— START Input data —
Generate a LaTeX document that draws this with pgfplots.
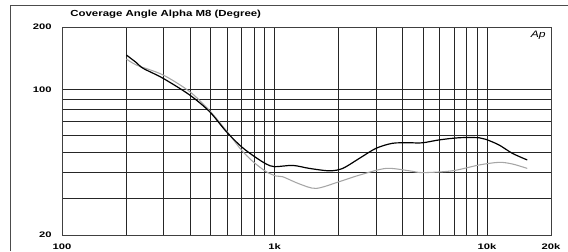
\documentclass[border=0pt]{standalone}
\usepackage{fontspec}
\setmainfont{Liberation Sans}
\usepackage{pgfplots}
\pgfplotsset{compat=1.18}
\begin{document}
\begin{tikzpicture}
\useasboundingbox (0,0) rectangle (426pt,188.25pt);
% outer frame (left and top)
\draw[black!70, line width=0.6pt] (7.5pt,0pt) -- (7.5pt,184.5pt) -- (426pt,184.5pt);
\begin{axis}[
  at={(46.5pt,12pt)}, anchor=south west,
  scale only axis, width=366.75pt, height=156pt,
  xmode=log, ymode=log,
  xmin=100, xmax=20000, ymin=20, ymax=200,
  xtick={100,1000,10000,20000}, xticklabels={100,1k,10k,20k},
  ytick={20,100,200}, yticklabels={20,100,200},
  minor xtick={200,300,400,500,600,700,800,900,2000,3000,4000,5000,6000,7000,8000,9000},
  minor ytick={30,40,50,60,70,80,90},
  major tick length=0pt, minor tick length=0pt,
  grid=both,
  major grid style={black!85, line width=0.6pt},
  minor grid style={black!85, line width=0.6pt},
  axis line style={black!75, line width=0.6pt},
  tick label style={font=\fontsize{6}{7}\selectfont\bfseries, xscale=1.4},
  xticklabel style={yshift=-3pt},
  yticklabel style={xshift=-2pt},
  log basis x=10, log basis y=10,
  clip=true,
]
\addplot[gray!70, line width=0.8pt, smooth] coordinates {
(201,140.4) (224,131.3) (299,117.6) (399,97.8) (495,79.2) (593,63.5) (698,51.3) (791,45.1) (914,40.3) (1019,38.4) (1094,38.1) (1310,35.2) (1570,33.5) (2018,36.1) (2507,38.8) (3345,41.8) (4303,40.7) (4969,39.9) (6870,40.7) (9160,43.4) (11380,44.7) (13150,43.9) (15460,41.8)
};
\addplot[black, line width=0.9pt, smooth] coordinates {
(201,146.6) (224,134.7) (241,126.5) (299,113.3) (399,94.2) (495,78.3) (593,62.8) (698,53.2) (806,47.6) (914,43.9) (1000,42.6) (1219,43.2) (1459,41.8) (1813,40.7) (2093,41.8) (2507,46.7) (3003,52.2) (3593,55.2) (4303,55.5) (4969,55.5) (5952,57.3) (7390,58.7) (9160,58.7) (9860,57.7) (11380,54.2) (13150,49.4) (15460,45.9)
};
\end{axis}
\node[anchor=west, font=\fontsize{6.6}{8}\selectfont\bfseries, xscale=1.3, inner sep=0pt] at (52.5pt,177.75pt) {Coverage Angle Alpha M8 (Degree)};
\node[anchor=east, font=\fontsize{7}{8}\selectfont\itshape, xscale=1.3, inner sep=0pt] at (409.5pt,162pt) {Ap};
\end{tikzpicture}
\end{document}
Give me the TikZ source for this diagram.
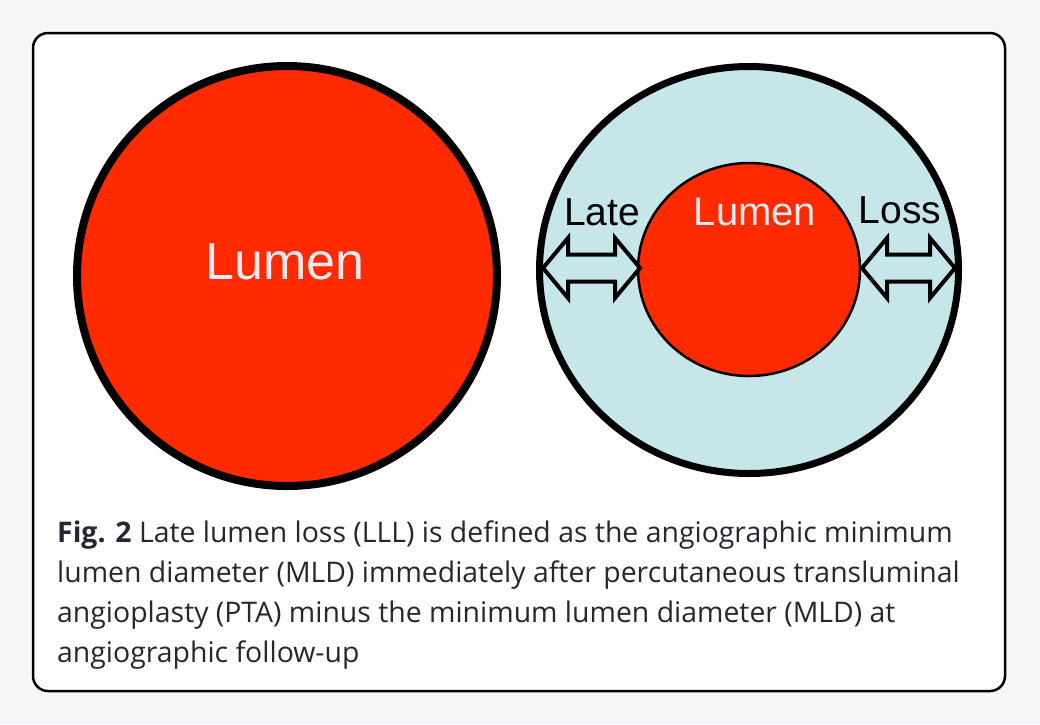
— END Input data —
§ **Problem requirements**:
Except for the pictures, copy every line of the records above exactly.

§ **Reply to the exercise**:
Generate a LaTeX document that draws this with pgfplots.
\documentclass[border=0pt]{standalone}
\usepackage{fontspec}
\setmainfont{Liberation Sans}
\usepackage{pgfplots}
\pgfplotsset{compat=1.18}
\begin{document}
\begin{tikzpicture}
\useasboundingbox (0,0) rectangle (426pt,188.25pt);
% outer frame (left and top)
\draw[black!70, line width=0.6pt] (7.5pt,0pt) -- (7.5pt,184.5pt) -- (426pt,184.5pt);
\begin{axis}[
  at={(46.5pt,12pt)}, anchor=south west,
  scale only axis, width=366.75pt, height=156pt,
  xmode=log, ymode=log,
  xmin=100, xmax=20000, ymin=20, ymax=200,
  xtick={100,1000,10000,20000}, xticklabels={100,1k,10k,20k},
  ytick={20,100,200}, yticklabels={20,100,200},
  minor xtick={200,300,400,500,600,700,800,900,2000,3000,4000,5000,6000,7000,8000,9000},
  minor ytick={30,40,50,60,70,80,90},
  major tick length=0pt, minor tick length=0pt,
  grid=both,
  major grid style={black!85, line width=0.6pt},
  minor grid style={black!85, line width=0.6pt},
  axis line style={black!75, line width=0.6pt},
  tick label style={font=\fontsize{6}{7}\selectfont\bfseries, xscale=1.4},
  xticklabel style={yshift=-3pt},
  yticklabel style={xshift=-2pt},
  log basis x=10, log basis y=10,
  clip=true,
]
\addplot[gray!70, line width=0.8pt, smooth] coordinates {
(201,140.4) (224,131.3) (299,117.6) (399,97.8) (495,79.2) (593,63.5) (698,51.3) (791,45.1) (914,40.3) (1019,38.4) (1094,38.1) (1310,35.2) (1570,33.5) (2018,36.1) (2507,38.8) (3345,41.8) (4303,40.7) (4969,39.9) (6870,40.7) (9160,43.4) (11380,44.7) (13150,43.9) (15460,41.8)
};
\addplot[black, line width=0.9pt, smooth] coordinates {
(201,146.6) (224,134.7) (241,126.5) (299,113.3) (399,94.2) (495,78.3) (593,62.8) (698,53.2) (806,47.6) (914,43.9) (1000,42.6) (1219,43.2) (1459,41.8) (1813,40.7) (2093,41.8) (2507,46.7) (3003,52.2) (3593,55.2) (4303,55.5) (4969,55.5) (5952,57.3) (7390,58.7) (9160,58.7) (9860,57.7) (11380,54.2) (13150,49.4) (15460,45.9)
};
\end{axis}
\node[anchor=west, font=\fontsize{6.6}{8}\selectfont\bfseries, xscale=1.3, inner sep=0pt] at (52.5pt,177.75pt) {Coverage Angle Alpha M8 (Degree)};
\node[anchor=east, font=\fontsize{7}{8}\selectfont\itshape, xscale=1.3, inner sep=0pt] at (409.5pt,162pt) {Ap};
\end{tikzpicture}
\end{document}
Give me the TikZ source for this diagram.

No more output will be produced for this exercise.